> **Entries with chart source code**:
____

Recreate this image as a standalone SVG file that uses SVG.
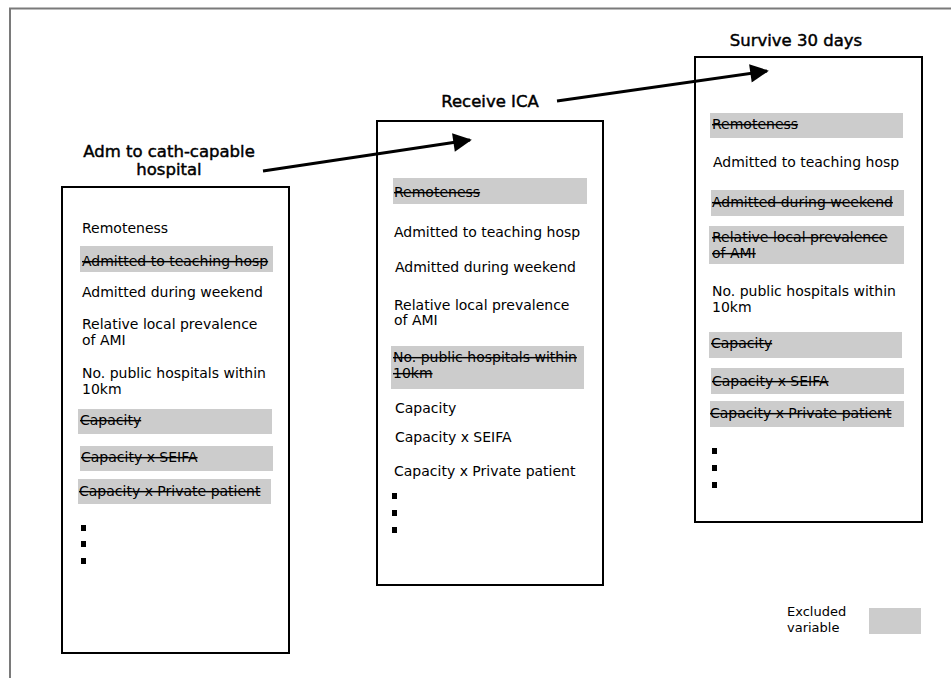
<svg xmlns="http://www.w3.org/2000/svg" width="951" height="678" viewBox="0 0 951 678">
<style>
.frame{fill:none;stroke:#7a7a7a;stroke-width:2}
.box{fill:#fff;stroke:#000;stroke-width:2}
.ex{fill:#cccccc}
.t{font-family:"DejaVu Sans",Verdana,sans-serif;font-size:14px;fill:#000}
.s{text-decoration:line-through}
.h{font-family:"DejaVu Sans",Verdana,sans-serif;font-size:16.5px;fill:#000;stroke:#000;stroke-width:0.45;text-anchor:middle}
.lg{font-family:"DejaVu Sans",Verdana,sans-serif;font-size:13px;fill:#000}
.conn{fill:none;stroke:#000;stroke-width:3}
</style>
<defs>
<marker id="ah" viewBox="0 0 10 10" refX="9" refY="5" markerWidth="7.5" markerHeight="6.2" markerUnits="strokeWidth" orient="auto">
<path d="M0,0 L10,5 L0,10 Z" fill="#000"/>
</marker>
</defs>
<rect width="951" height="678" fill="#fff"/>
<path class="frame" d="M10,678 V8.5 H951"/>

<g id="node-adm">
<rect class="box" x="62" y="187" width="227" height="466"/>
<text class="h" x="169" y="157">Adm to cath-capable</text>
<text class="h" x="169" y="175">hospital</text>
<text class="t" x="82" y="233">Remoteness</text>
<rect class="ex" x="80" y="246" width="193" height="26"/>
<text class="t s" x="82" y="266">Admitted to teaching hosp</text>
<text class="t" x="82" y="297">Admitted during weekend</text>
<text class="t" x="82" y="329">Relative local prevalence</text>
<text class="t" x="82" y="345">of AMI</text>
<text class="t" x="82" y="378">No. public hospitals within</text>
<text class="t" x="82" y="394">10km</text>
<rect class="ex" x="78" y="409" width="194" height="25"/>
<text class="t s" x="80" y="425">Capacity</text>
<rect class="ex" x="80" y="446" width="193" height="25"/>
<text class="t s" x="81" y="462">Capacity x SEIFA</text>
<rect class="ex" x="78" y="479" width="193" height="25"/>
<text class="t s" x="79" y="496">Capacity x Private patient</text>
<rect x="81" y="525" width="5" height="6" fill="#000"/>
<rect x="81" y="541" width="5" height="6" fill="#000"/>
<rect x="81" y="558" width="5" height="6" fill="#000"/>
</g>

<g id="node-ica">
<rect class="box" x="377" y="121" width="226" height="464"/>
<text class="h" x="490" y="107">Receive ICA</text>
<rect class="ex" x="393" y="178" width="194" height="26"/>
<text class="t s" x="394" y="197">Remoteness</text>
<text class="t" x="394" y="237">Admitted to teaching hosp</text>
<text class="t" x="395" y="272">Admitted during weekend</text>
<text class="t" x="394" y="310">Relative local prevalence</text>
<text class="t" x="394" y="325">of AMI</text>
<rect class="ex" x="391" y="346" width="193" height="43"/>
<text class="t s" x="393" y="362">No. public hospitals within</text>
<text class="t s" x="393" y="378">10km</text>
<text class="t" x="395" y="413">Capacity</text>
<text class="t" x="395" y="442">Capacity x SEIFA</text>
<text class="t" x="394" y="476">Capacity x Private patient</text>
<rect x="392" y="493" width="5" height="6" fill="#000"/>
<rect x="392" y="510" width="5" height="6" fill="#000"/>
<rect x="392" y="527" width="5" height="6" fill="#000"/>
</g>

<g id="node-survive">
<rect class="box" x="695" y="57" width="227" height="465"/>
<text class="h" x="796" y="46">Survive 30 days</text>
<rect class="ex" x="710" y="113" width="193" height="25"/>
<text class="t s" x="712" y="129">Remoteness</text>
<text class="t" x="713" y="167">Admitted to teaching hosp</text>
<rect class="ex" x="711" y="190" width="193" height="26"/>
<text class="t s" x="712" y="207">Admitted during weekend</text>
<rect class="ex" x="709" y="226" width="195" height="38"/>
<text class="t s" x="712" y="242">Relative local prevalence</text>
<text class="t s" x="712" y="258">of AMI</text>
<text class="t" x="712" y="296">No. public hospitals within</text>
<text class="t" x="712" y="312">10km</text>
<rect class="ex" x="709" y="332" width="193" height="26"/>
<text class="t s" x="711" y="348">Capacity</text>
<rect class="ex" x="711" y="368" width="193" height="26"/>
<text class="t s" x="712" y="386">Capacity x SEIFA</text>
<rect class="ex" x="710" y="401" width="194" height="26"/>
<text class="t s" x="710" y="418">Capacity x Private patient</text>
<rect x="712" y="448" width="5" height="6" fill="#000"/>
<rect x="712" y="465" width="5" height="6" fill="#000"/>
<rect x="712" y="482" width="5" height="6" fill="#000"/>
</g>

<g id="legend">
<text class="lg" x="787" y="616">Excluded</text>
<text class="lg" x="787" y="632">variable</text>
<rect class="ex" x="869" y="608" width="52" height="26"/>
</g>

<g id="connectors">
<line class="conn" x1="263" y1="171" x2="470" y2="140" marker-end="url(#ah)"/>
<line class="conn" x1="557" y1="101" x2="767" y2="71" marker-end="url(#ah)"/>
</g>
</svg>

____

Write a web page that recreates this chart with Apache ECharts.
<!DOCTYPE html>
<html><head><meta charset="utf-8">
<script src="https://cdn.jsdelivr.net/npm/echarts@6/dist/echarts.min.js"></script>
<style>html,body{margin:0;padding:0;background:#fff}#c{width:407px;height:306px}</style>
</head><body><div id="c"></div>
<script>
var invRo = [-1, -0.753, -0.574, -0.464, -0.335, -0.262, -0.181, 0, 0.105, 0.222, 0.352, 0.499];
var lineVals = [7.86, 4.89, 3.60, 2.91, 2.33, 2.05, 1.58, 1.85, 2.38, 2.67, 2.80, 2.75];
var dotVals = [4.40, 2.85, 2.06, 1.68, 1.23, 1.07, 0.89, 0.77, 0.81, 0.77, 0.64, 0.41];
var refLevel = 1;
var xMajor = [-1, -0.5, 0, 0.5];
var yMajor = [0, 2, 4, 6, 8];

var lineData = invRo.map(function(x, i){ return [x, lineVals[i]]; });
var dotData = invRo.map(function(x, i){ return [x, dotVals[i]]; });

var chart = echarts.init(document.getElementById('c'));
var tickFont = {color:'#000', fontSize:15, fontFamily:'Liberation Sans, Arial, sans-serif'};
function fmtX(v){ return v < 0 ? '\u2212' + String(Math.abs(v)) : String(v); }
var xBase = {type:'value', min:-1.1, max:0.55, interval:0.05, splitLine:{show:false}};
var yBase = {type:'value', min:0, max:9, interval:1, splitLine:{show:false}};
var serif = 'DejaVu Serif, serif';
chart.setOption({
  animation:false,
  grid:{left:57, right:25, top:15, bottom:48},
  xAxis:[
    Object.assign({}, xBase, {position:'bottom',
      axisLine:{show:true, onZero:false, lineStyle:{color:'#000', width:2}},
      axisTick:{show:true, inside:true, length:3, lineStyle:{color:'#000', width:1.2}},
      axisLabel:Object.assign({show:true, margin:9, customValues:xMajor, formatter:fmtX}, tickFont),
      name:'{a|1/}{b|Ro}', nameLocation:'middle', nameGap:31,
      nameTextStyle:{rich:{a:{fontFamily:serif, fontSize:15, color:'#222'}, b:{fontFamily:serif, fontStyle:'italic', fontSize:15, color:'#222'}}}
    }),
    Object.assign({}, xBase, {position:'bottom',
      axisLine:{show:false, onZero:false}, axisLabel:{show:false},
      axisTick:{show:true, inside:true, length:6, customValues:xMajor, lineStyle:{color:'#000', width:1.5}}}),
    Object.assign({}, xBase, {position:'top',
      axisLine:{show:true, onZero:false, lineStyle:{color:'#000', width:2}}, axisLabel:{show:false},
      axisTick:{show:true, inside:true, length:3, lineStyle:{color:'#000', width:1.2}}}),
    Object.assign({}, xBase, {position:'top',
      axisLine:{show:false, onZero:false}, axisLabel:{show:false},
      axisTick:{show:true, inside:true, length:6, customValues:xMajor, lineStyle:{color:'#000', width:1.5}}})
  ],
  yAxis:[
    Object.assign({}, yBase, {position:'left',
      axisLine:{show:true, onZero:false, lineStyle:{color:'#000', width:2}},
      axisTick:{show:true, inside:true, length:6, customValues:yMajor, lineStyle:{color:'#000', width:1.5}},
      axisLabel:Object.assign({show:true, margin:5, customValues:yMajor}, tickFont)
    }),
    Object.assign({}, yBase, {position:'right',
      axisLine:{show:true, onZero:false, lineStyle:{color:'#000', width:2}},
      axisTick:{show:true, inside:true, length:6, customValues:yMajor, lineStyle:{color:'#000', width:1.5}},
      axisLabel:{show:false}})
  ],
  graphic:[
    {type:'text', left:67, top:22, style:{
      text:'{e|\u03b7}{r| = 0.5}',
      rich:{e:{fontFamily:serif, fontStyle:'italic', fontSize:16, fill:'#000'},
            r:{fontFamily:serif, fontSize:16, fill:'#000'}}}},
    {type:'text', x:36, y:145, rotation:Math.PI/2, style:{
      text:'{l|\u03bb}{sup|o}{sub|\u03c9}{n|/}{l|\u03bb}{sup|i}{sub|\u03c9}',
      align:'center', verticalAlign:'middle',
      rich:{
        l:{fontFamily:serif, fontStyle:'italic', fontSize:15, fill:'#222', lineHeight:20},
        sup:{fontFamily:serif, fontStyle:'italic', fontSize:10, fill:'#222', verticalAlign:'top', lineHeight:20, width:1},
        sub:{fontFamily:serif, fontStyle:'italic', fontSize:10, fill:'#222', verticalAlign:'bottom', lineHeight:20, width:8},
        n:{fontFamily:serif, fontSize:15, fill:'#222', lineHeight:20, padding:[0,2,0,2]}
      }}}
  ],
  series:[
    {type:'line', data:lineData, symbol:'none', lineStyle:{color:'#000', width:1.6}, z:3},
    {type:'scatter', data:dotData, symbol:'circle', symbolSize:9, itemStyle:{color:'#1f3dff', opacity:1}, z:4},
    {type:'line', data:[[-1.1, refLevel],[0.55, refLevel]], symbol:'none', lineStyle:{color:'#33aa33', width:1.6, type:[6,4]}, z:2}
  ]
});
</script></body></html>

____

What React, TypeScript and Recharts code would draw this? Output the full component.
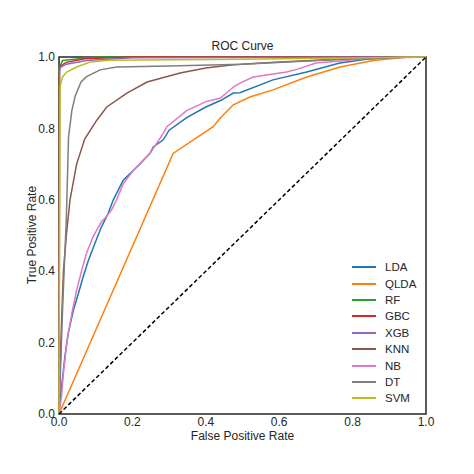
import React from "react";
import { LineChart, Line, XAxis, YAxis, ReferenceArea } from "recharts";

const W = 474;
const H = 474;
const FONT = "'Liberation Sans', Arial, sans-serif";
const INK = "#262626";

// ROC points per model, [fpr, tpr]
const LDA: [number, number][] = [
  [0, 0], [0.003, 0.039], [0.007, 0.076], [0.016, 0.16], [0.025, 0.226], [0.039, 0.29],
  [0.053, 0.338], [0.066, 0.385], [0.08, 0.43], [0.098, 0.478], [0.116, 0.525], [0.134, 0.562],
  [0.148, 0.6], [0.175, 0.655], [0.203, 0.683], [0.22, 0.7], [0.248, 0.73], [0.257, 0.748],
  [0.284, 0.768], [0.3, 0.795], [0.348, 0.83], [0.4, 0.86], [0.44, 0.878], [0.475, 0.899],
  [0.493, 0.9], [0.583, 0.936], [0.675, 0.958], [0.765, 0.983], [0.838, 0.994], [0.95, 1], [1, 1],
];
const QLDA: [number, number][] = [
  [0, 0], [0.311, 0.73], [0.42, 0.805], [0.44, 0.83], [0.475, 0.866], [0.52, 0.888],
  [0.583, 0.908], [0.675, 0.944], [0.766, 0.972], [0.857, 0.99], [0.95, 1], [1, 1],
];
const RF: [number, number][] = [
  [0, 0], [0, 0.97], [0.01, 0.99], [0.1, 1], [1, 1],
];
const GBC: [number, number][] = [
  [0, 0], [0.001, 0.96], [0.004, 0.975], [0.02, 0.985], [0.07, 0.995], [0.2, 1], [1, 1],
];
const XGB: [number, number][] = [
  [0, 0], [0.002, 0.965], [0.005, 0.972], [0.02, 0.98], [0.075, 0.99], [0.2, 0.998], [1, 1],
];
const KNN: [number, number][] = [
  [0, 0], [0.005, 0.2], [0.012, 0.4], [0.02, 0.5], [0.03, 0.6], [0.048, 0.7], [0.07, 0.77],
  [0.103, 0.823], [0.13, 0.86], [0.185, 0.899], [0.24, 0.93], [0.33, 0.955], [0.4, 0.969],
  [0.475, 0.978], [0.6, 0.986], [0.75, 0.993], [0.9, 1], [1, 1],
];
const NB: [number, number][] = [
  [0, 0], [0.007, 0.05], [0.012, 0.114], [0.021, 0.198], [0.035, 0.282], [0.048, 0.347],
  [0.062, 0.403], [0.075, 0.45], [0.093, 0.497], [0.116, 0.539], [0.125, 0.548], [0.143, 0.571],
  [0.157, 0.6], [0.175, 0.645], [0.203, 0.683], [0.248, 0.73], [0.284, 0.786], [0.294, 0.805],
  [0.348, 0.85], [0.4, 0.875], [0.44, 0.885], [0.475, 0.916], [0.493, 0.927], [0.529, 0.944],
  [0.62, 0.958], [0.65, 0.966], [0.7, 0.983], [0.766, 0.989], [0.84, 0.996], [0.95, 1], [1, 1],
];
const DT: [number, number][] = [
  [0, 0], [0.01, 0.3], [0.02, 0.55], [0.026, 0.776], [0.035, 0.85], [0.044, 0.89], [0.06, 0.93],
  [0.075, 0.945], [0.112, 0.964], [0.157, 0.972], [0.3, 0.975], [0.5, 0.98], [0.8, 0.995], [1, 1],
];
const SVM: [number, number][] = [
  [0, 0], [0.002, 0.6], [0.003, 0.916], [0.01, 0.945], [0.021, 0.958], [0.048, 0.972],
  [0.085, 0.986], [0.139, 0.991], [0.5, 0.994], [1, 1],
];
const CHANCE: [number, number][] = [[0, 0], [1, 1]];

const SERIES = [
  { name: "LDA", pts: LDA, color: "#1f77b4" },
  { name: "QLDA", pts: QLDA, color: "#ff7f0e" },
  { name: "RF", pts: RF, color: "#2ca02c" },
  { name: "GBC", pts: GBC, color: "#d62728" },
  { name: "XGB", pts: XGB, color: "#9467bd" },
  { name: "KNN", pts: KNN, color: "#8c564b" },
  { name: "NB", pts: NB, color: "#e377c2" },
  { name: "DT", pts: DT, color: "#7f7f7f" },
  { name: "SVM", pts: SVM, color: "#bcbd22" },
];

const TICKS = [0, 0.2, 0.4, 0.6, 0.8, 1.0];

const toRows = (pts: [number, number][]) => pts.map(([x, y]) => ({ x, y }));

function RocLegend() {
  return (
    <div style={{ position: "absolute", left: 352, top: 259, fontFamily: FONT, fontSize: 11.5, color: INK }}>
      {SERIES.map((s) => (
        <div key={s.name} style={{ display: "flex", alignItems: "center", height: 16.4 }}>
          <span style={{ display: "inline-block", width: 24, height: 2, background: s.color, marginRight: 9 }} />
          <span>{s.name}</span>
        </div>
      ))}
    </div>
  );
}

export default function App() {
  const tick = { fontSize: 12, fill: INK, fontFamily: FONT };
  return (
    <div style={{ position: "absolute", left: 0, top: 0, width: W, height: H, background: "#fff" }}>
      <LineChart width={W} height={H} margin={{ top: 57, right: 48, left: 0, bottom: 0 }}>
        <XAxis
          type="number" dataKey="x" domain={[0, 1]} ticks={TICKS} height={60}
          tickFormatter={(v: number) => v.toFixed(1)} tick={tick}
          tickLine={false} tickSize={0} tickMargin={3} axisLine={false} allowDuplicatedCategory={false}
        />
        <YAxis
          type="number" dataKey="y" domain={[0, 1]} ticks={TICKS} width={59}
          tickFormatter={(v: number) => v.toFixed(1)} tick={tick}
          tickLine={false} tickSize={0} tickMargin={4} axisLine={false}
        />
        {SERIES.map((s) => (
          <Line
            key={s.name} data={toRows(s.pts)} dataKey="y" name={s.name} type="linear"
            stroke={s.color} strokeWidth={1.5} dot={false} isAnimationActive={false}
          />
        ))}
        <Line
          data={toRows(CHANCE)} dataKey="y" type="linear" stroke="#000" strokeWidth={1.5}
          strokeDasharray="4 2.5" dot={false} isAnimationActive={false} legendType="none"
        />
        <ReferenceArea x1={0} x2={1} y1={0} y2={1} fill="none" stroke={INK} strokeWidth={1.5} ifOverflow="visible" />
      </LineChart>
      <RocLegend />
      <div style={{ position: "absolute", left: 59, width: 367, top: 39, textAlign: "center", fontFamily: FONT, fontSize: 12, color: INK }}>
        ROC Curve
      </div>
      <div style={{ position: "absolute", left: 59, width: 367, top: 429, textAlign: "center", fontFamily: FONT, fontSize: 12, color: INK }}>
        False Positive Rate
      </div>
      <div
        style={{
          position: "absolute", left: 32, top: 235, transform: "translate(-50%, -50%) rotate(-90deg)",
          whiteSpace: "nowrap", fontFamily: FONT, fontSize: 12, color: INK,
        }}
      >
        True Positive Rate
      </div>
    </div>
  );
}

____

> **Exercise details**:
How many lines in these entries contain the string "that"? State the number and nothing more.

> **Correct answer**:
2